Yanında olduklarımız elleri yukarı kaldırınca, Osmanlı’da yenik sayıldı gerisi malum…
Neyse uzatmayalım;
1940’lı yılların başındaki taş taş üstünde olmayan Almanya bugün dünyanın süper güçleri arasında.
Güçlü ülkeler arasında gösteriliyor.
Nankör millet dersem kızmasınlar, 3 – 4 milyon Türk’ü kovmak için can atıyorlar, ah o bankalardaki Euroları olmasa..!
Ben futbol meraklısı değilim, internete girdim baktım.
Batı Alman Stıelike’nin mücadele verdiği Mehmet Ekşi’li 1980’li yılların milli takım videosunu izledim.
Sergen Yalçın’ın Lothar Mahteus’un yanından futbolculuk tarihinde görülmemiş ne ki verilmeyen jeep aşkına attığı depara tekrar tekrar baktım.
Hepsinden önemlisi bir Türk gelini olmasına rağmen Hristiyan demokrat Helmunt Kohl’ün katıksız Türk karşıtlığını bilirim ve kabullenemem.
Ya, Mardin Münih hattı. Siyah beyaz TV’nin Necla Nazır’lı efsane dizisinde Almanların güzel ülkeme ırkçı bakış açılarını ortaya koyan dizi de olsa karakterlerini.
Son dönemde Mesut Özil’le ilgili haberleri de görmemezlikten gelemeyiz.
Oysa Türk Milli Takım formasını Alman formasına değişen Özil sırf Cumhurbaşkanı Erdoğan ile fotoğraf çektirdiği için ne güzel bir çocuktu değil mi?
Belki kızacaksınız ama bizimkilerin orta sahanın dilimini bile geçemediği uluslararası turnuvaları ev ahalisine biraz da kızarak onları hayran hayran izlerken görürdüm.
Almanya ile Türkiye tarihi arasında bu kadar çok yakınlık ve süregenlik varken Euro 2024’ün neden onlara verildiğini sona sakladım.

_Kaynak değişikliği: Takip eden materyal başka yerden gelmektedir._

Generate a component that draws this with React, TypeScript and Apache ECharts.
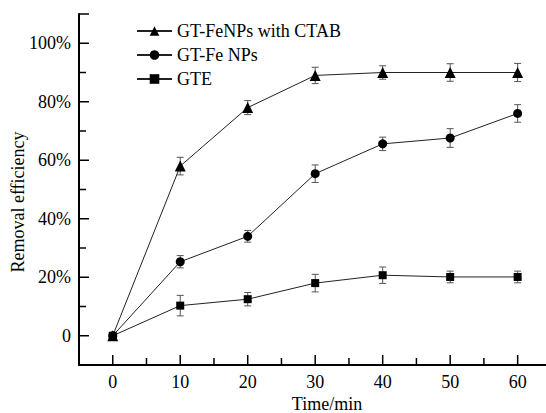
import React, { useEffect, useRef } from "react";
import * as echarts from "echarts";

const times = [0, 10, 20, 30, 40, 50, 60];
const ctabValues = [0, 58, 78, 89, 90, 90, 90];
const ctabErrors = [0, 3, 2.4, 2.8, 2.3, 3, 3.1];
const feValues = [0, 25.3, 34, 55.4, 65.6, 67.6, 76];
const feErrors = [0, 2.1, 2, 3, 2.3, 3.2, 3];
const gteValues = [0, 10.3, 12.5, 18, 20.7, 20.1, 20.1];
const gteErrors = [0, 3.5, 2.3, 3, 2.8, 2, 2];

const seriesNames = ["GT-FeNPs with CTAB", "GT-Fe NPs", "GTE"];
const xMajorTicks = [0, 10, 20, 30, 40, 50, 60];
const xMinorTicks = [5, 15, 25, 35, 45, 55];
const yLabelTicks = [0, 20, 40, 60, 80, 100];
const yMajorTicks = [0, 20, 40, 60, 80, 100, 110];
const yMinorTicks = [10, 30, 50, 70, 90];
const xTitle = "Time/min";
const yTitle = "Removal efficiency";

const FONT = "Liberation Serif";
const X_MIN = -5, X_MAX = 64.2, Y_MIN = -10, Y_MAX = 110;

function errorData(vals: number[], errs: number[]) {
  return times.map((t, i) => [t, vals[i] - errs[i], vals[i] + errs[i]]);
}

function renderError(params: any, api: any) {
  const x = api.value(0);
  const lo = api.value(1);
  const hi = api.value(2);
  if (hi - lo <= 0) return null;
  const top = api.coord([x, hi]);
  const bot = api.coord([x, lo]);
  const w = 3.5;
  const style = { stroke: "#555", lineWidth: 1 };
  return {
    type: "group",
    children: [
      { type: "line", shape: { x1: top[0], y1: top[1], x2: bot[0], y2: bot[1] }, style },
      { type: "line", shape: { x1: top[0] - w, y1: top[1], x2: top[0] + w, y2: top[1] }, style },
      { type: "line", shape: { x1: bot[0] - w, y1: bot[1], x2: bot[0] + w, y2: bot[1] }, style },
    ],
  };
}

function tickSeries(values: number[], dir: "x" | "y", len: number) {
  return {
    type: "custom",
    silent: true,
    z: 1,
    data: values.map((v) => (dir === "x" ? [v, Y_MIN] : [X_MIN, v])),
    encode: { x: 0, y: 1 },
    renderItem: (params: any, api: any) => {
      const p = api.coord([api.value(0), api.value(1)]);
      const shape =
        dir === "x"
          ? { x1: p[0], y1: p[1], x2: p[0], y2: p[1] - len }
          : { x1: p[0], y1: p[1], x2: p[0] + len, y2: p[1] };
      return { type: "line", shape, style: { stroke: "#000", lineWidth: 1.5 } };
    },
  };
}

export default function App() {
  const ref = useRef<HTMLDivElement>(null);
  useEffect(() => {
    if (!ref.current) return;
    const chart = echarts.init(ref.current, null, { renderer: "svg" });
    const lineSeries = (name: string, vals: number[], symbol: string, size: number) => ({
      name,
      type: "line",
      data: times.map((t, i) => [t, vals[i]]),
      symbol,
      symbolSize: size,
      showAllSymbol: true,
      lineStyle: { color: "#222", width: 1 },
      itemStyle: { color: "#000" },
      z: 3,
    });
    const errSeries = (vals: number[], errs: number[]) => ({
      type: "custom",
      renderItem: renderError,
      data: errorData(vals, errs),
      encode: { x: 0, y: [1, 2] },
      silent: true,
      z: 2,
    });
    const axisText = { color: "#000", fontSize: 18, fontFamily: FONT };
    chart.setOption({
      animation: false,
      backgroundColor: "#fff",
      textStyle: { fontFamily: FONT },
      grid: { left: 79, right: 0, top: 14, bottom: 48, containLabel: false },
      legend: {
        orient: "vertical",
        left: 131,
        top: 17,
        itemWidth: 35,
        itemHeight: 12,
        itemGap: 6,
        data: seriesNames,
        textStyle: { color: "#000", fontSize: 18, fontFamily: FONT, lineHeight: 18 },
      },
      xAxis: {
        type: "value",
        min: X_MIN,
        max: X_MAX,
        axisLine: { show: true, onZero: false, lineStyle: { color: "#000", width: 2 } },
        axisTick: { show: false },
        axisLabel: { ...axisText, margin: 8, customValues: xMajorTicks },
        splitLine: { show: false },
      },
      yAxis: {
        type: "value",
        min: Y_MIN,
        max: Y_MAX,
        axisLine: { show: true, onZero: false, lineStyle: { color: "#000", width: 2 } },
        axisTick: { show: false },
        axisLabel: {
          ...axisText,
          margin: 8,
          customValues: yLabelTicks,
          formatter: (v: number) => (v === 0 ? "0" : v + "%"),
        },
        splitLine: { show: false },
      },
      graphic: [
        {
          type: "text",
          x: 327,
          y: 404,
          style: { text: xTitle, fill: "#000", fontSize: 18, fontFamily: FONT, align: "center", verticalAlign: "middle" },
        },
        {
          type: "text",
          x: 18,
          y: 202,
          rotation: Math.PI / 2,
          style: { text: yTitle, fill: "#000", fontSize: 18, fontFamily: FONT, align: "center", verticalAlign: "middle" },
        },
      ],
      series: [
        tickSeries(xMajorTicks, "x", 10),
        tickSeries(xMinorTicks, "x", 7),
        tickSeries(yMajorTicks, "y", 10),
        tickSeries(yMinorTicks, "y", 7),
        errSeries(ctabValues, ctabErrors),
        errSeries(feValues, feErrors),
        errSeries(gteValues, gteErrors),
        lineSeries(seriesNames[0], ctabValues, "triangle", 11),
        lineSeries(seriesNames[1], feValues, "circle", 9),
        lineSeries(seriesNames[2], gteValues, "rect", 8),
      ],
    });
    return () => chart.dispose();
  }, []);
  return <div ref={ref} style={{ width: 546, height: 413, position: "fixed", left: 0, top: 0 }} />;
}
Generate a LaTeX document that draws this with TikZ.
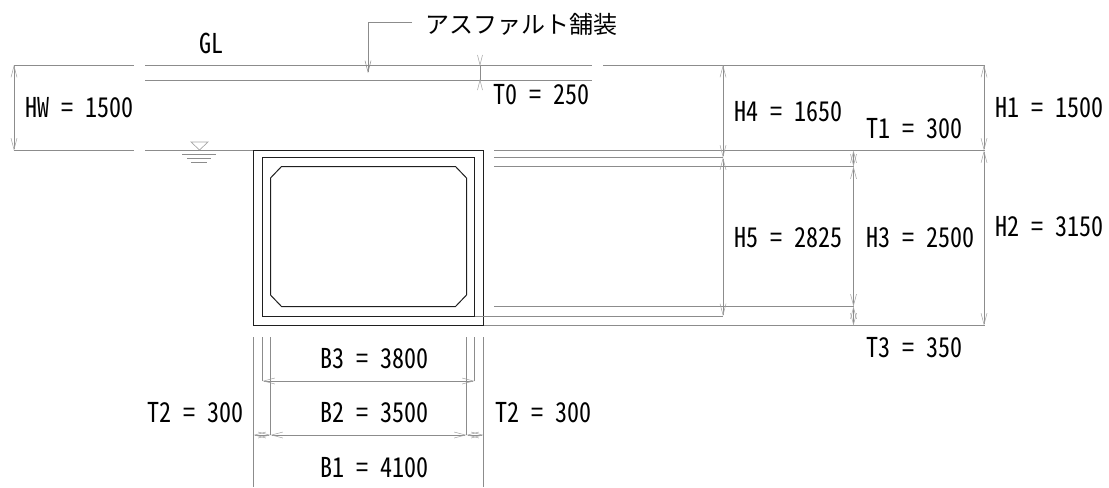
\documentclass[tikz,border=0pt]{standalone}
\usepackage{fontspec}
\usetikzlibrary{arrows.meta}
\newfontfamily\cadfont[RawFeature=+hwid,FakeStretch=0.88]{Noto Sans CJK JP}
\newfontfamily\jpfont{Noto Sans CJK JP}
\definecolor{lineg}{gray}{0.55}
\definecolor{tipg}{gray}{0.65}
\definecolor{boxk}{gray}{0.12}
\tikzset{
  lbl/.style={anchor=base west,inner sep=0pt,outer sep=0pt,font=\cadfont\fontsize{20.5pt}{20.5pt}\selectfont,text=black},
  jplbl/.style={anchor=base west,inner sep=0pt,outer sep=0pt,font=\jpfont\fontsize{18pt}{18pt}\selectfont,text=black},
  thin line/.style={draw=lineg,line width=0.6pt},
  boxline/.style={draw=boxk,line width=0.75pt},
  tipb/.tip={Straight Barb[length=8.5pt,width=4.5pt,line width=0.4pt,color=tipg]},
  dimline/.style={draw=lineg,line width=0.6pt,tipb-tipb},
}
\begin{document}
\begin{tikzpicture}[x=0.75pt,y=-0.75pt]
\useasboundingbox (0,0) rectangle (1109,487);
% ground and pavement
\draw[thin line] (14,65) -- (134,65);
\draw[thin line] (145,65) -- (592,65);
\draw[thin line] (603,65) -- (985,65);
\draw[thin line] (145,80) -- (592,80);
\draw[thin line] (14,150.5) -- (134,150.5);
\draw[thin line] (145,150.5) -- (253,150.5);
% box culvert
\draw[boxline] (253.5,150.5) rectangle (483.5,325.5);
\draw[boxline] (262.5,157.5) rectangle (474.5,316);
\draw[boxline] (281.5,166.5) -- (455.5,166.5) -- (466.5,178) -- (466.5,295) -- (455.5,306.5) -- (281.5,306.5) -- (270.5,295) -- (270.5,178) -- cycle;
% right extension lines
\draw[thin line] (494,150.5) -- (985,150.5);
\draw[thin line] (494,157.5) -- (723,157.5);
\draw[thin line] (494,166.5) -- (853.5,166.5);
\draw[thin line] (494,306.5) -- (853.5,306.5);
\draw[thin line] (474.5,316) -- (723,316);
\draw[thin line] (484,325.5) -- (985,325.5);
% water level
\draw[draw=tipg,line width=0.5pt] (191,142) -- (208,142) -- (199.5,150) -- cycle;
\draw[thin line] (182,154.5) -- (216,154.5);
\draw[thin line] (187,158) -- (211,158);
\draw[thin line] (191,162.5) -- (207,162.5);
% leader
\draw[thin line,-{Straight Barb[length=8.5pt,width=4.5pt,line width=0.4pt,color=lineg]}] (412,22) -- (368,22) -- (368,73);
% vertical dimensions
\draw[dimline] (14,65) -- (14,150.5);
\draw[thin line] (480,65) -- (480,80);
\draw[draw=tipg,line width=0.4pt] (477.5,55) -- (480,65) -- (482.5,55);
\draw[draw=tipg,line width=0.4pt] (477.5,90) -- (480,80) -- (482.5,90);
\draw[dimline] (723,65) -- (723,157.5);
\draw[dimline] (723,157.5) -- (723,316);
\draw[dimline] (853.5,150.5) -- (853.5,166.5);
\draw[dimline] (853.5,166.5) -- (853.5,306.5);
\draw[dimline] (853.5,306.5) -- (853.5,325.5);
\draw[dimline] (984,65) -- (984,150.5);
\draw[dimline] (984,150.5) -- (984,325.5);
% bottom extension lines
\draw[thin line] (253.5,337) -- (253.5,487);
\draw[thin line] (483.5,337) -- (483.5,487);
\draw[thin line] (262.5,337) -- (262.5,381);
\draw[thin line] (474.5,337) -- (474.5,381);
\draw[thin line] (270.5,337) -- (270.5,435);
\draw[thin line] (466.5,337) -- (466.5,435);
% horizontal dimensions
\draw[dimline] (262.5,381) -- (474.5,381);
\draw[dimline] (270.5,435) -- (466.5,435);
\draw[dimline] (253.5,435) -- (270.5,435);
\draw[dimline] (466.5,435) -- (483.5,435);
% labels
\node[lbl] (gl) at (199,53) {GL};
\node[jplbl] (asp) at (425,33) {アスファルト舗装};
\node[lbl] (hw) at (25,117) {HW = 1500};
\node[lbl] (t0) at (493,104) {T0 = 250};
\node[lbl] (h4) at (734,121) {H4 = 1650};
\node[lbl] (t1) at (866,138) {T1 = 300};
\node[lbl] (h1) at (995,117) {H1 = 1500};
\node[lbl] (h5) at (734,247) {H5 = 2825};
\node[lbl] (h3) at (866,247) {H3 = 2500};
\node[lbl] (h2) at (995,236) {H2 = 3150};
\node[lbl] (t3) at (866,357) {T3 = 350};
\node[lbl] (b3) at (320,368) {B3 = 3800};
\node[lbl] (b2) at (320,422) {B2 = 3500};
\node[lbl] (b1) at (320,477) {B1 = 4100};
\node[lbl] (t2l) at (147,422) {T2 = 300};
\node[lbl] (t2r) at (495,422) {T2 = 300};
\end{tikzpicture}
\end{document}
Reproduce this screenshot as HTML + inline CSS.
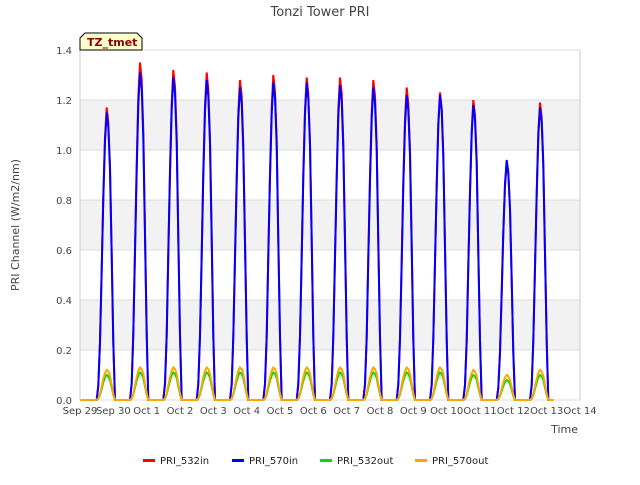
<!DOCTYPE html>
<html><head><meta charset="utf-8"><style>
body{margin:0;background:#fff;font-family:"Liberation Sans","DejaVu Sans",sans-serif}
svg text{font-family:"DejaVu Sans","Liberation Sans",sans-serif}
</style></head><body>
<svg id="c" width="640" height="480" xmlns="http://www.w3.org/2000/svg">
<rect width="640" height="480" fill="#fff"/>
<g id="bands"></g>
<g id="grid"></g>
<g id="series"></g>
<g id="axes"></g>
<text x="320" y="16" text-anchor="middle" font-size="13" fill="#444">Tonzi Tower PRI</text>
<text x="19" y="225" text-anchor="middle" font-size="11" fill="#444" transform="rotate(-90 19 225)">PRI Channel (W/m2/nm)</text>
<text x="578" y="433" text-anchor="end" font-size="11" fill="#444">Time</text>
<g>
<path d="M80,50 L80,38 L85,33 L137,33 L142,38 L142,50 Z" fill="#ffffcc" stroke="#000" stroke-width="1"/>
<text x="87" y="46" font-size="11" font-weight="bold" fill="#8b0000">TZ_tmet</text>
</g>
<g id="legend"></g>
</svg>
<script>
const days=["Sep 29","Sep 30","Oct 1","Oct 2","Oct 3","Oct 4","Oct 5","Oct 6","Oct 7","Oct 8","Oct 9","Oct 10","Oct 11","Oct 12","Oct 13","Oct 14"];
const yTicks=[0,0.2,0.4,0.6,0.8,1.0,1.2,1.4];
const peak532in=[1.17,1.35,1.32,1.31,1.28,1.30,1.29,1.29,1.28,1.25,1.23,1.20,0.95,1.19];
const peak570in=[1.15,1.31,1.29,1.28,1.25,1.27,1.27,1.26,1.25,1.22,1.22,1.18,0.96,1.17];
const peak532out=[0.10,0.11,0.11,0.11,0.11,0.11,0.11,0.11,0.11,0.11,0.11,0.10,0.08,0.10];
const peak570out=[0.12,0.13,0.13,0.13,0.13,0.13,0.13,0.13,0.13,0.13,0.13,0.12,0.10,0.12];
const profileFrac=[0.5,0.55,0.6,0.65,0.7,0.75,0.8,0.85,0.9,0.95,1.0,1.05];
const profileVal=[0,0.05,0.2,0.45,0.7,0.9,1,0.95,0.8,0.5,0.2,0];
const X0=80,X1=580,Y0=400,Y1=50;
const xs=d=>X0+d*(X1-X0)/15;
const ys=v=>Y0-v*(Y0-Y1)/1.4;
const NS="http://www.w3.org/2000/svg";
function mk(tag,attrs,parent){const e=document.createElementNS(NS,tag);for(const k in attrs)e.setAttribute(k,attrs[k]);parent.appendChild(e);return e;}
const bands=document.getElementById('bands'),grid=document.getElementById('grid'),axes=document.getElementById('axes'),series=document.getElementById('series'),legend=document.getElementById('legend');
for(let i=0;i<yTicks.length-1;i++){if(i%2===1){const r=mk('rect',{x:X0,y:ys(yTicks[i+1]),width:X1-X0,height:ys(yTicks[i])-ys(yTicks[i+1]),fill:'#f2f2f2'},bands);

}}
yTicks.forEach(v=>{const l=mk('line',{x1:X0,x2:X1,y1:ys(v),y2:ys(v),stroke:'#dcdcdc'},grid);


const t=mk('text',{x:X0-8,y:ys(v)+4,'text-anchor':'end','font-size':'10',fill:'#444'},axes);t.textContent=v.toFixed(1);

});
mk('line',{x1:X0,x2:X0,y1:Y1,y2:Y0,stroke:'#ccc'},axes);
mk('line',{x1:X1,x2:X1,y1:Y1,y2:Y0,stroke:'#ccc'},axes);
days.forEach((d,i)=>{const t=mk('text',{x:xs(i),y:414,'text-anchor':'middle','font-size':'10',fill:'#444'},axes);t.textContent=d;

});
function draw(peaks,color,name){let pts=[[0,0]];peaks.forEach((p,i)=>{profileFrac.forEach((f,j)=>pts.push([i+f,p*profileVal[j]]));});pts.push([14.2,0]);
const pl=mk('polyline',{points:pts.map(q=>xs(q[0]).toFixed(1)+','+ys(q[1]).toFixed(1)).join(' '),fill:'none',stroke:color,'stroke-width':'2'},series);

}
draw(peak532in,'#ff0000','series-pri-532in');
draw(peak570in,'#0000ff','series-pri-570in');
draw(peak532out,'#00dd00','series-pri-532out');
draw(peak570out,'#ffa500','series-pri-570out');
const leg=[["PRI_532in","#ff0000",143],["PRI_570in","#0000ff",232],["PRI_532out","#00dd00",320],["PRI_570out","#ffa500",415]];
leg.forEach(l=>{const g=mk('g',{},legend);


mk('rect',{x:l[2],y:459,width:12,height:3,fill:l[1]},g);const t=mk('text',{x:l[2]+17,y:464,'font-size':'10',fill:'#222'},g);t.textContent=l[0];});
</script>
</body></html>
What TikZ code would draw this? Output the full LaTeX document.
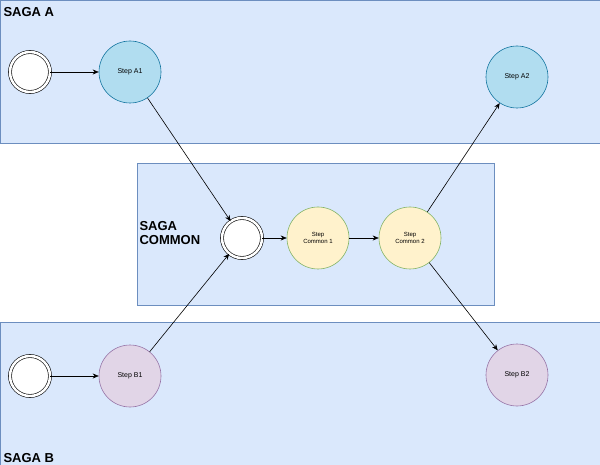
\documentclass[tikz,border=0pt]{standalone}
\usepackage{fontspec}
\setmainfont{Liberation Sans}
\usetikzlibrary{arrows.meta}
\definecolor{saga}{HTML}{DAE8FC}
\definecolor{sagaline}{HTML}{6C8EBF}
\definecolor{blueF}{HTML}{B1DDF0}
\definecolor{blueL}{HTML}{10739E}
\definecolor{yelF}{HTML}{FFF2CC}
\definecolor{yelL}{HTML}{82B366}
\definecolor{purF}{HTML}{E1D5E7}
\definecolor{purL}{HTML}{9673A6}
\begin{document}
\begin{tikzpicture}[x=1pt,y=-1pt,
  box/.style={draw=sagaline,fill=saga,line width=0.6pt},
  title/.style={font=\fontsize{13}{14}\selectfont\bfseries,align=left},
  start/.style={circle,draw=black,fill=white,minimum size=46pt,inner sep=0pt,line width=0.6pt,double=white,double distance=2.5pt},
  stepnode/.style={circle,minimum size=62pt,inner sep=0pt,align=center,font=\fontsize{7}{8.5}\selectfont,line width=0.6pt},
  sa/.style={stepnode,fill=blueF,draw=blueL},
  sc/.style={stepnode,fill=yelF,draw=yelL,font=\fontsize{6}{7.5}\selectfont},
  sb/.style={stepnode,fill=purF,draw=purL},
  arr/.style={-{Stealth[length=6pt,width=5pt]},line width=0.6pt}]
\useasboundingbox (0,0) rectangle (600,465);
\draw[box] (0,0) rectangle (600,143);
\draw[box] (137,163) rectangle (494,305);
\draw[box] (0,322) rectangle (600,465);
\node[title,anchor=north west] (ta) at (0,4) {SAGA A};
\node[title,anchor=west] (tc) at (136,233) {SAGA\\COMMON};
\node[title,anchor=south west] (tb) at (0,466) {SAGA B};
\node[start,minimum size=40pt] (sA) at (30,72) {};
\node[sa] (a1) at (130,72) {Step A1};
\node[sa] (a2) at (517,77) {Step A2};
\node[start,minimum size=40pt] (sC) at (242,238) {};
\node[sc] (c1) at (318,238) {Step\\Common 1};
\node[sc] (c2) at (410,238) {Step\\Common 2};
\node[start,minimum size=40pt] (sB) at (30,376) {};
\node[sb] (b1) at (130,376) {Step B1};
\node[sb] (b2) at (517,375) {Step B2};
\draw[arr] (sA) -- (a1);
\draw[arr] (sB) -- (b1);
\draw[arr] (a1) -- (sC);
\draw[arr] (b1) -- (sC);
\draw[arr] (sC) -- (c1);
\draw[arr] (c1) -- (c2);
\draw[arr] (c2) -- (a2);
\draw[arr] (c2) -- (b2);
\end{tikzpicture}
\end{document}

Hâlbuki biz başarabilirdik!
Duayen Atilla Gökçe’nin TRTSPOR’da sonuç açıklandıktan sonra programı sunan İbrahim Kırkayak’a ‘Aynaya baktık mı’ sözlerini bu işin finali olarak buraya yazalım.
1960’dan 2018’e, öncesi Osmanlı’dan 1. Dünya Savaşı’na kadar sıkı fıkı olduğumuz Almanya’nın bundan altmış yıl önce taş üstünde taş olmadığı halde bu işi nasıl başardığını dizi izleyerek, Zuhal Topal’la yemek programlarından ya da Esra Erol’lu bol çekişmeli evlilik maceralarından değil, oturup adam akıllı düşünerek çözmeye çalışalım.
Kulüplerimiz gırtlağına kadar borç içinde,
Hala bazı sahalarınız patates tarlası gibi,
Bir elin parmağını geçmeyecek illerde eh dedirten tesisleriniz varken,
Sahada futbolcunuzun ağzında onca abuk subuk sözcükler dökülüyorken,
Rıdvan Dilmen sen de var mısın?
Burak Kardeşim sen de,
Arda sen de var mısın?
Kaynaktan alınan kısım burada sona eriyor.